Berbicara di Dewan Keamanan PBB tentang situasi di Somalia, Direktur Eksekutif UN Women Sima Bahous menyampaikan urgensi kuota 30 persen bagi perempuan di berbagai lembaga, dan perlunya undang-undang baru tentang kekerasan seksual.
“Kedua masalah ini menjadi prioritas utama PBB di Somalia,” tegasnya.
“Kuota itu tidak terpenuhi, keterwakilan perempuan justru turun, sementara kekerasan seksual meningkat. RUU Pelanggaran Seksual yang diadopsi dengan suara bulat oleh Dewan Menteri Somalia lima tahun lalu masih tak kunjung disahkan oleh parlemen. Sebaliknya, mereka yang menentang RUU itu mendorong RUU alternatif yang melegalkan perkawinan anak, menghilangkan batas usia seseorang untuk dapat memberi persetujuan, mengurangi jenis bukti yang dapat diterima dan menafikan hak-hak para penyintas,” ujar Bahous.

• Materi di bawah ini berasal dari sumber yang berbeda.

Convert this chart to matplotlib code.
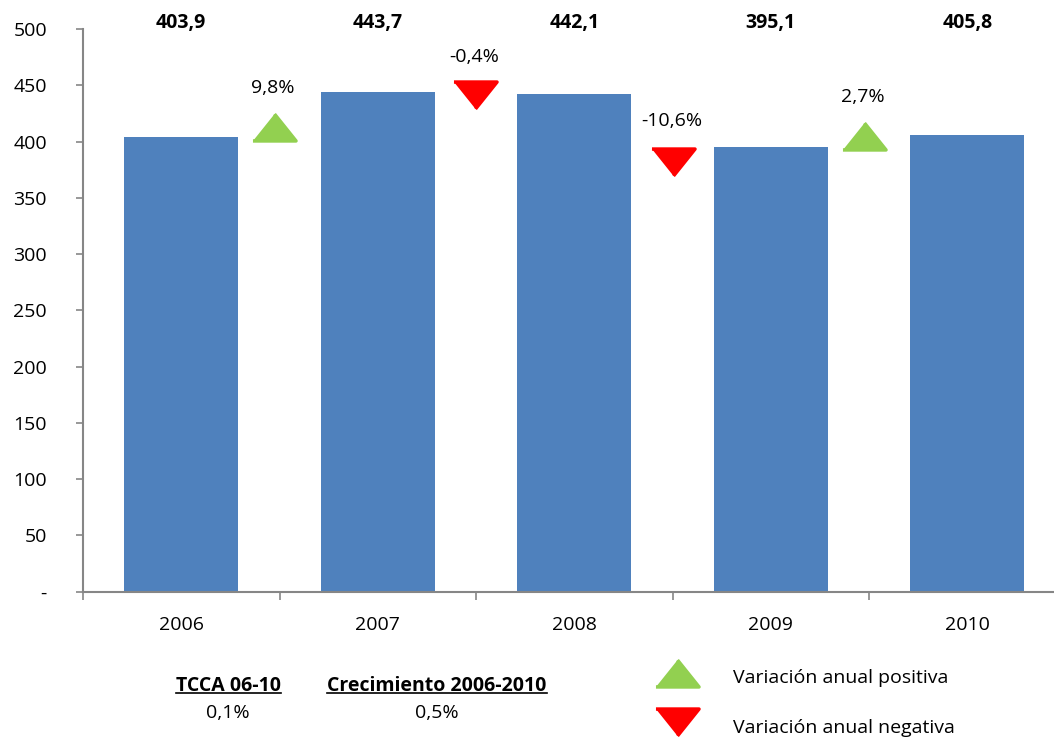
import numpy as np
import matplotlib.pyplot as plt
from matplotlib.lines import Line2D

plt.rcParams["font.family"] = ["Open Sans", "DejaVu Sans"]

# Data
years = ["2006", "2007", "2008", "2009", "2010"]
values = [403.9, 443.7, 442.1, 395.1, 405.8]
value_labels = ["403,9", "443,7", "442,1", "395,1", "405,8"]

# Year-on-year change markers (between bars)
change_labels = ["9,8%", "-0,4%", "-10,6%", "2,7%"]
change_up = [True, False, False, True]
marker_x = [0.472, 1.497, 2.50, 3.474]
marker_y = [413, 441, 382, 405]
label_y = [448, 475, 418, 440]

ytick_vals = [0, 50, 100, 150, 200, 250, 300, 350, 400, 450, 500]
ytick_labels = ["-", "50", "100", "150", "200", "250", "300", "350", "400", "450", "500"]

BAR_COLOR = "#4F81BD"
UP_COLOR = "#92D050"
DOWN_COLOR = "#FF0000"
AXIS_COLOR = "#868686"
FS = 14

W, H = 1054, 739
fig = plt.figure(figsize=(W / 100, H / 100), dpi=100)
ax = fig.add_axes([83 / W, 1 - 591.5 / H, (W - 83) / W, (591.5 - 29) / H])

x = np.arange(len(years))
ax.bar(x, values, width=0.58, color=BAR_COLOR, zorder=2)

ax.set_xlim(-0.5, -0.5 + (W - 83) / 196.5)
ax.set_ylim(0, 500)

# flattened triangle markers (rounded corners via round joins)
up_tri = [(-1, -0.625), (1, -0.625), (0, 0.625)]
down_tri = [(-1, 0.625), (1, 0.625), (0, -0.625)]
for mx, my, up, lab, ly in zip(marker_x, marker_y, change_up, change_labels, label_y):
    c = UP_COLOR if up else DOWN_COLOR
    ax.plot(mx, my, marker=up_tri if up else down_tri, markersize=31,
            color=c, markeredgewidth=2.5, markeredgecolor=c, linestyle="none",
            clip_on=False, zorder=3, solid_joinstyle="round")
    ax.text(mx - 0.005, ly, lab, ha="center", va="center", fontsize=FS, zorder=4)

# bold totals on top
for xi, lab in zip(x, value_labels):
    ax.text(xi, 505, lab, ha="center", va="center", fontsize=FS,
            fontweight="bold", clip_on=False)

# axes styling
for s in ["top", "right"]:
    ax.spines[s].set_visible(False)
for s in ["left", "bottom"]:
    ax.spines[s].set_color(AXIS_COLOR)
    ax.spines[s].set_linewidth(1.5)

ax.set_yticks(ytick_vals)
ax.set_yticklabels(ytick_labels, fontsize=FS)
ax.tick_params(axis="y", direction="out", length=5, width=1.2, color=AXIS_COLOR, pad=21)

ax.set_xticks(np.arange(-0.5, 4.5, 1.0))
ax.set_xticklabels([])
ax.set_xticks(x, minor=True)
ax.set_xticklabels(years, minor=True, fontsize=FS)
ax.tick_params(axis="x", which="major", direction="out", length=6, width=1.2, color=AXIS_COLOR)
ax.tick_params(axis="x", which="minor", length=0, pad=18)

# bottom notes
def underlined(xp, yp, s):
    t = fig.text(xp / W, 1 - yp / H, s, ha="center", va="center",
                 fontsize=FS, fontweight="bold")
    return t

notes = [underlined(228, 686, "TCCA 06-10"),
         underlined(437, 686, "Crecimiento 2006-2010")]
fig.text(228 / W, 1 - 713 / H, "0,1%", ha="center", va="center", fontsize=FS)
fig.text(437 / W, 1 - 713 / H, "0,5%", ha="center", va="center", fontsize=FS)

# legend
for yp, tri, c in [(673, up_tri, UP_COLOR), (722, down_tri, DOWN_COLOR)]:
    fig.add_artist(Line2D([677 / W], [1 - yp / H], marker=tri, markersize=31,
                          color=c, markeredgecolor=c, markeredgewidth=2.5,
                          linestyle="none", solid_joinstyle="round"))
fig.text(733 / W, 1 - 678 / H, "Variación anual positiva", ha="left", va="center", fontsize=FS)
fig.text(733 / W, 1 - 728 / H, "Variación anual negativa", ha="left", va="center", fontsize=FS)

fig.canvas.draw()
renderer = fig.canvas.get_renderer()
for t in notes:
    bb = t.get_window_extent(renderer).transformed(fig.transFigure.inverted())
    fig.add_artist(Line2D([bb.x0, bb.x1], [bb.y0 + 0.004, bb.y0 + 0.004],
                          color="black", linewidth=1.2))

fig.savefig("out.png", dpi=100)
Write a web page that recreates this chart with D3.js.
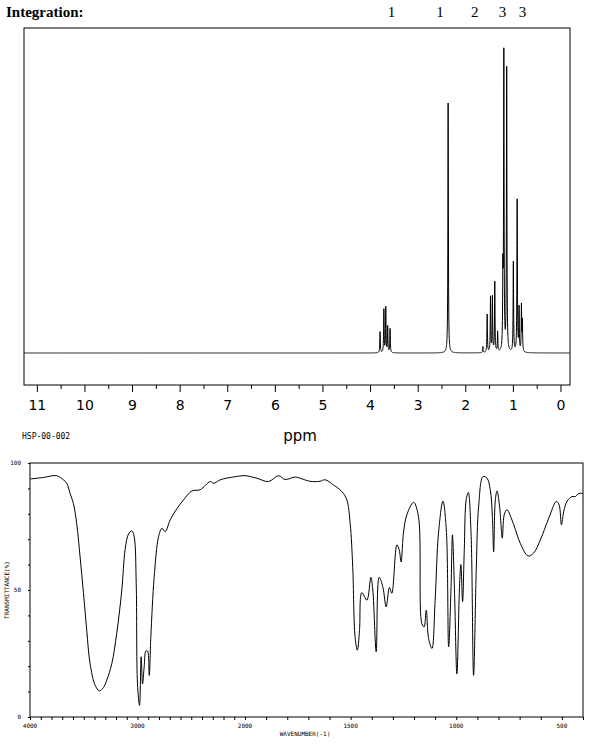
<!DOCTYPE html>
<html><head><meta charset="utf-8">
<script src="https://cdn.jsdelivr.net/npm/d3@7"></script>
<style>body{margin:0;background:#fff}svg{display:block}</style>
</head><body><svg id="c" width="593" height="747"></svg>
<script>
// ---------- NMR data ----------
const integrationLabels = ["1","1","2","3","3"];
const integrationPpm = [3.55, 2.53, 1.8, 1.22, 0.8];
const nmrTicks = [11,10,9,8,7,6,5,4,3,2,1,0];
// peak positions (ppm) and heights (arbitrary units above baseline)
const peakPpm    = [3.79,3.71,3.67,3.63,3.58, 2.36, 1.63,1.54,1.47,1.43,1.38,1.32,1.21,1.19,1.13, 0.99,0.91,0.87,0.82,0.80];
const peakHeight = [21,43,45,26,24, 250, 6,38,55,55,70,20,73,296,283, 90,152,43,46,30];
const peakWidth  = 0.006;
// ---------- IR data ----------
const irWavenumber = [4000,3876,3752,3690,3658,3627,3596,3565,3534,3503,3472,3441,3394,3354,3317,3286,3239,3193,3146,3115,3084,3053,3031,3012,3000,2981,2966,2953,2938,2922,2907,2891,2876,2845,2804,2773,2742,2696,2634,2571,2494,2416,2323,2292,2230,2106,2000,1944,1889,1841,1810,1762,1739,1692,1645,1621,1582,1542,1518,1502,1490,1479,1468,1458,1447,1423,1404,1395,1379,1365,1347,1332,1316,1305,1281,1270,1261,1250,1234,1202,1179,1163,1152,1142,1131,1115,1100,1084,1063,1047,1036,1025,1018,1008,997,984,978,970,962,953,943,930,918,905,894,873,854,839,829,823,815,807,795,782,773,760,728,697,660,634,602,562,526,513,502,491,475,452,436,420,400];
const irTransmittance = [93.7,94.3,95,93.4,92,88,84,76,63,49,34,21,12.5,10.3,11.6,14.5,21,33,50,66,72,73.3,71,52.6,13,4.6,23.7,13,19.7,26,26,16.4,31.6,55,71,74.3,73,77.6,82,85.5,89,89.5,92.7,92,93.4,94.5,95,94,92.7,95,93.5,94.5,94,92.8,92.8,93.4,91.4,88.8,85.5,76,59,31.6,26.3,34,49,46,55,50,25.7,55,51,43.4,51,48.7,67.8,65.8,61,72.4,79.6,84.5,79,36.8,35.5,42,31,27,46,72.4,85,73.7,27.6,50,71.7,48.7,17,52.6,60,45.4,65.8,85.5,88.4,72.4,16.4,59,83,94.7,94,89.5,79,65,85.5,89,83,70.4,79.6,81.6,75.7,68.4,63.4,64.5,69.7,78.3,84.9,83.5,75.7,81,85,86.8,86.8,88,88];
const irXTickLabels = [4000,3000,2000,1500,1000,500];
const irYTickLabels = [0,50,100];

const svg = d3.select("#c");
const mono = "'DejaVu Sans Mono', monospace";

// ===== NMR panel =====
const nx = d3.scaleLinear().domain([11.27,-0.2]).range([24,570]);
const ny = d3.scaleLinear().domain([-32,325]).range([385,28]);
svg.append("text").attr("x",6).attr("y",17).attr("font-family","'Liberation Serif',serif")
  .attr("font-weight","bold").attr("font-size",15).text("Integration:");
svg.selectAll(".integ").data(integrationLabels).join("text")
  .attr("x",(d,i)=>nx(integrationPpm[i])).attr("y",17).attr("text-anchor","middle")
  .attr("font-family","'Liberation Serif',serif").attr("font-size",15).text(d=>d);
svg.append("rect").attr("x",24).attr("y",28).attr("width",546).attr("height",357)
  .attr("fill","none").attr("stroke","#000").attr("stroke-width",1);
const nAxis = svg.append("g").attr("transform","translate(0,385)")
  .call(d3.axisBottom(nx).tickValues(nmrTicks).tickSize(7).tickFormat(d3.format("d")));
nAxis.select(".domain").remove();
nAxis.selectAll("text").attr("font-family","'DejaVu Sans',sans-serif").attr("font-size",14).attr("dy","1.05em");
svg.append("g").attr("transform","translate(0,385)")
  .call(d3.axisBottom(nx).tickValues(d3.range(0,11,1).map(v=>v+0.5)).tickSize(4).tickFormat(""))
  .select(".domain").remove();
svg.append("text").attr("x",300).attr("y",441).attr("text-anchor","middle")
  .attr("font-family","'DejaVu Sans',sans-serif").attr("font-size",15).text("ppm");
svg.append("text").attr("x",22).attr("y",439).attr("font-family",mono).attr("font-size",8).text("HSP-00-002");
// spectrum: sum of lorentzians at each sample ppm
const grid = d3.range(11.27,-0.2,-0.002);
const spec = grid.map(p=>{
  let s=0; peakPpm.forEach((c,i)=>{const d=(p-c)/peakWidth; s+=peakHeight[i]/(1+d*d);});
  return [p,s];
});
svg.append("path").datum(spec).attr("fill","none").attr("stroke","#000").attr("stroke-width",1)
  .attr("d",d3.line().x(d=>nx(d[0])).y(d=>ny(d[1])));

// ===== IR panel =====
const ix = d3.scaleLinear().domain([4000,2000,400]).range([30,245,583]);
const iy = d3.scaleLinear().domain([0,100]).range([717,463]);
svg.append("rect").attr("x",30).attr("y",463).attr("width",553).attr("height",254)
  .attr("fill","none").attr("stroke","#000").attr("stroke-width",1);
const xt = svg.append("g").attr("transform","translate(0,717)")
  .call(d3.axisBottom(ix).tickValues(d3.range(4000,399,-100)).tickSize(3).tickFormat(""));
xt.select(".domain").remove();
svg.selectAll(".ixl").data(irXTickLabels).join("text").attr("x",d=>ix(d)).attr("y",728)
  .attr("text-anchor","middle").attr("font-family",mono).attr("font-size",6).text(d=>d);
const yt = svg.append("g").attr("transform","translate(30,0)")
  .call(d3.axisLeft(iy).tickValues(d3.range(0,101,10)).tickSize(2).tickFormat(""));
yt.select(".domain").remove();
svg.selectAll(".iyl").data(irYTickLabels).join("text").attr("x",21).attr("y",d=>iy(d)+2)
  .attr("text-anchor","end").attr("font-family",mono).attr("font-size",6).text(d=>d);
svg.append("text").attr("transform","translate(9,590) rotate(-90)").attr("text-anchor","middle")
  .attr("font-family",mono).attr("font-size",6).text("TRANSMITTANCE(%)");
svg.append("text").attr("x",305).attr("y",736).attr("text-anchor","middle")
  .attr("font-family",mono).attr("font-size",6).text("WAVENUMBER(-1)");
svg.append("path").datum(irWavenumber.map((w,i)=>[w,irTransmittance[i]]))
  .attr("fill","none").attr("stroke","#000").attr("stroke-width",1)
  .attr("d",d3.line().x(d=>ix(d[0])).y(d=>iy(d[1])).curve(d3.curveCatmullRom.alpha(0.5)));
</script></body></html>
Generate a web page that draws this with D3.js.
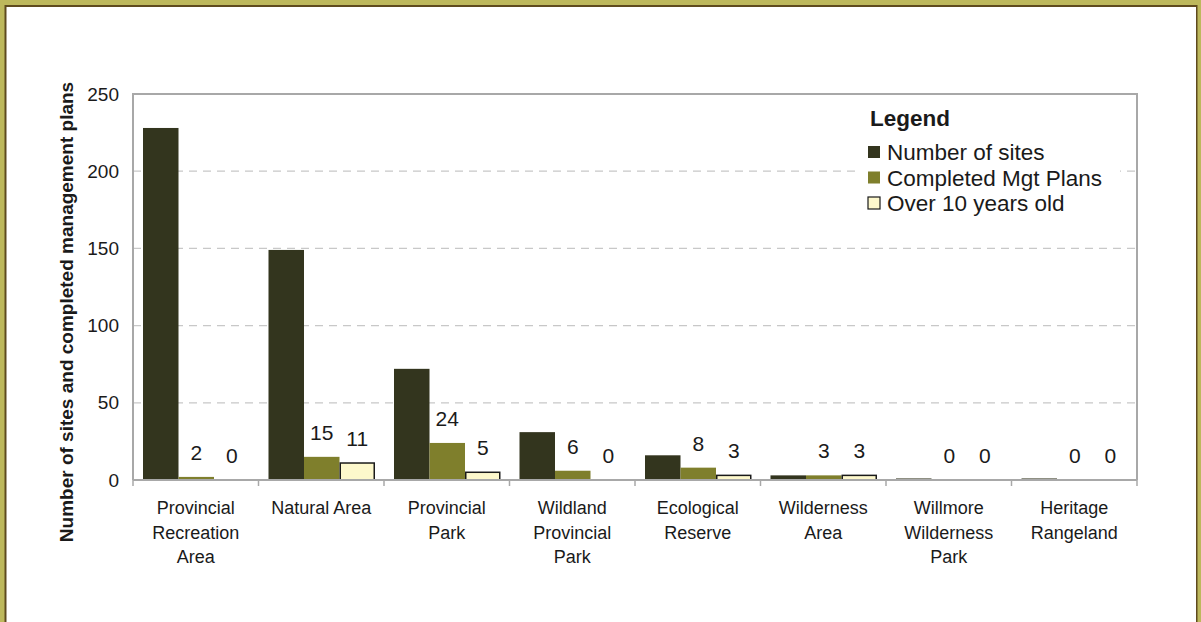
<!DOCTYPE html>
<html>
<head>
<meta charset="utf-8">
<script src="https://cdn.jsdelivr.net/npm/d3@7"></script>
<style>
  body { margin: 0; background: #fff; }
  svg { display: block; font-family: "Liberation Sans", Arial, sans-serif; }
</style>
</head>
<body>
<div id="chart"></div>
<script>
var categories = [
  ["Provincial", "Recreation", "Area"],
  ["Natural Area"],
  ["Provincial", "Park"],
  ["Wildland", "Provincial", "Park"],
  ["Ecological", "Reserve"],
  ["Wilderness", "Area"],
  ["Willmore", "Wilderness", "Park"],
  ["Heritage", "Rangeland"]
];
var seriesNames = ["Number of sites", "Completed Mgt Plans", "Over 10 years old"];
var numberOfSites = [228, 149, 72, 31, 16, 3, 1, 1];
var completedPlans = [2, 15, 24, 6, 8, 3, 0, 0];
var overTenYears = [0, 11, 5, 0, 3, 3, 0, 0];
var yTicks = [0, 50, 100, 150, 200, 250];

var cfg = {
  width: 1201,
  height: 622,
  margin: {top: 94, right: 64, bottom: 142, left: 133}
};
var colors = ["#33351e", "#7f7f2c", "#fdf8cc"];
var strokes = [null, null, "#1a1a1a"];

var svg = d3.select("#chart").append("svg")
  .attr("width", cfg.width)
  .attr("height", cfg.height);

// frame
svg.append("rect").attr("x", 0).attr("y", 0).attr("width", cfg.width).attr("height", cfg.height)
  .attr("fill", "#bdb85c");
svg.append("rect").attr("x", 4.5).attr("y", 5).attr("width", 1193).attr("height", 640)
  .attr("fill", "#5e4a1e");
svg.append("rect").attr("x", 6.5).attr("y", 7).attr("width", 1189.5).attr("height", 640)
  .attr("fill", "#ffffff");

var w = cfg.width - cfg.margin.left - cfg.margin.right,
    h = cfg.height - cfg.margin.top - cfg.margin.bottom;

var g = svg.append("g")
  .attr("transform", "translate(" + cfg.margin.left + "," + cfg.margin.top + ")");

var x0 = d3.scaleBand().domain(d3.range(categories.length)).range([0, w]).padding(0);
var x1 = d3.scaleBand().domain(d3.range(3)).range([10, x0.bandwidth() - 9]).padding(0);
var y = d3.scaleLinear().domain([0, 250]).range([h, 0]);

// grid
g.selectAll(".grid").data(yTicks.filter(function(d){ return d > 0 && d < 250; }))
  .enter().append("line")
  .attr("x1", 0).attr("x2", w)
  .attr("y1", function(d){ return y(d); }).attr("y2", function(d){ return y(d); })
  .attr("stroke", "#c8c8c8").attr("stroke-width", 1.2)
  .attr("stroke-dasharray", "8,6");

// plot border
g.append("path")
  .attr("d", "M0," + h + "V0H" + w + "V" + h)
  .attr("fill", "none").attr("stroke", "#a8a8a8").attr("stroke-width", 2);

// y axis
var yAxis = d3.axisLeft(y).tickValues(yTicks).tickSize(0).tickPadding(14);
var ya = g.append("g").call(yAxis);
ya.select(".domain").remove();
ya.selectAll("text").style("font-size", "19px").attr("fill", "#1a1a1a");

// bars
var data = categories.map(function(c, i) {
  return [numberOfSites[i], completedPlans[i], overTenYears[i]];
});
var groups = g.selectAll(".cat").data(data).enter().append("g")
  .attr("class", "cat")
  .attr("transform", function(d, i){ return "translate(" + x0(i) + ",0)"; });

groups.selectAll("rect").data(function(d){ return d; }).enter().append("rect")
  .attr("x", function(d, j){ return x1(j) + (strokes[j] ? 0.75 : 0); })
  .attr("width", function(d, j){ return x1.bandwidth() - (strokes[j] ? 1.5 : 0); })
  .attr("y", function(d){ return y(d); })
  .attr("height", function(d){ return Math.max(0, h - y(d)); })
  .attr("fill", function(d, j){ return colors[j]; })
  .attr("stroke", function(d, j){ return d > 0 ? strokes[j] : null; })
  .attr("stroke-width", 1.5);

// value labels for the two plan series
groups.selectAll(".val").data(function(d){ return d.slice(1); }).enter().append("text")
  .attr("class", "val")
  .attr("x", function(d, j){ return x1(j + 1) + x1.bandwidth() / 2; })
  .attr("y", function(d){ return y(d) - 17; })
  .attr("text-anchor", "middle")
  .style("font-size", "21px")
  .attr("fill", "#1a1a1a")
  .text(function(d){ return d; });

// x axis
g.append("line").attr("x1", 0).attr("x2", w).attr("y1", h).attr("y2", h)
  .attr("stroke", "#a8a8a8").attr("stroke-width", 2);
g.selectAll(".xtick").data(d3.range(categories.length + 1)).enter().append("line")
  .attr("x1", function(i){ return i * x0.bandwidth(); })
  .attr("x2", function(i){ return i * x0.bandwidth(); })
  .attr("y1", h).attr("y2", h + 6)
  .attr("stroke", "#a8a8a8").attr("stroke-width", 1.5);

var labels = g.selectAll(".xlab").data(categories).enter().append("text")
  .attr("text-anchor", "middle")
  .attr("transform", function(d, i){ return "translate(" + (x0(i) + x0.bandwidth() / 2) + "," + (h + 34) + ")"; })
  .style("font-size", "18px")
  .attr("fill", "#1a1a1a");
labels.selectAll("tspan").data(function(d){ return d; }).enter().append("tspan")
  .attr("x", 0)
  .attr("y", function(d, k){ return k * 24.5; })
  .text(function(d){ return d; });

// y title
svg.append("text")
  .attr("transform", "translate(73,312) rotate(-90)")
  .attr("text-anchor", "middle")
  .style("font-size", "19px")
  .style("font-weight", "bold")
  .attr("fill", "#1a1a1a")
  .text("Number of sites and completed management plans");

// legend
var lg = svg.append("g").attr("transform", "translate(858,100)");
lg.append("rect").attr("x", 0).attr("y", 0).attr("width", 262).attr("height", 125).attr("fill", "#fff");
lg.append("text").attr("x", 12).attr("y", 26)
  .style("font-size", "22.5px").style("font-weight", "bold").attr("fill", "#1a1a1a")
  .text("Legend");
var items = lg.selectAll(".item").data(seriesNames).enter().append("g")
  .attr("transform", function(d, i){ return "translate(10," + (60 + i * 25.5) + ")"; });
items.append("rect")
  .attr("x", 0).attr("y", -14).attr("width", 12).attr("height", 12)
  .attr("fill", function(d, i){ return colors[i]; })
  .attr("stroke", function(d, i){ return strokes[i]; })
  .attr("stroke-width", 1.2);
items.append("text").attr("x", 19).attr("y", 0)
  .style("font-size", "22.5px").attr("fill", "#1a1a1a")
  .text(function(d){ return d; });
</script>
</body>
</html>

Bahous juga mengatakan “alih-alih prevalensi kekerasan seksual yang dilakukan dengan impunitas tingkat tinggi dan serangan yang menarget perempuan dalam kehidupan publik di Somalia, sejak tahun 2014 tidak ada daftar Komite Sanksi di Somalia yang menyebutkan tentang kekerasan seksual atau hak-hak perempuan, termasuk untuk tiga individu Al Shabab. Sanksi yang diberlakukan tetap buta gender.”
Ada Kemajuan Signifikan
Meskipun demikian Wakil Utusan Khusus Sekjen PBB untuk Somalia Anita Kiki Gbeho mengatakan pemerintah Somalia membuat kemajuan yang signifikan untuk memajukan prioritas nasional, termasuk mempertahankan kerjasama erat dengan sejumlah negara dalam upaya melawan Al Shabab.
Ia menambahkan bahwa “peluncuran Rencana Aksi Nasional di Somalia” berjalan tepat waktu karena memberi kerangka kerja untuk mengatasi tantangan yang masih mengganjal peran serta perempuan Somalia.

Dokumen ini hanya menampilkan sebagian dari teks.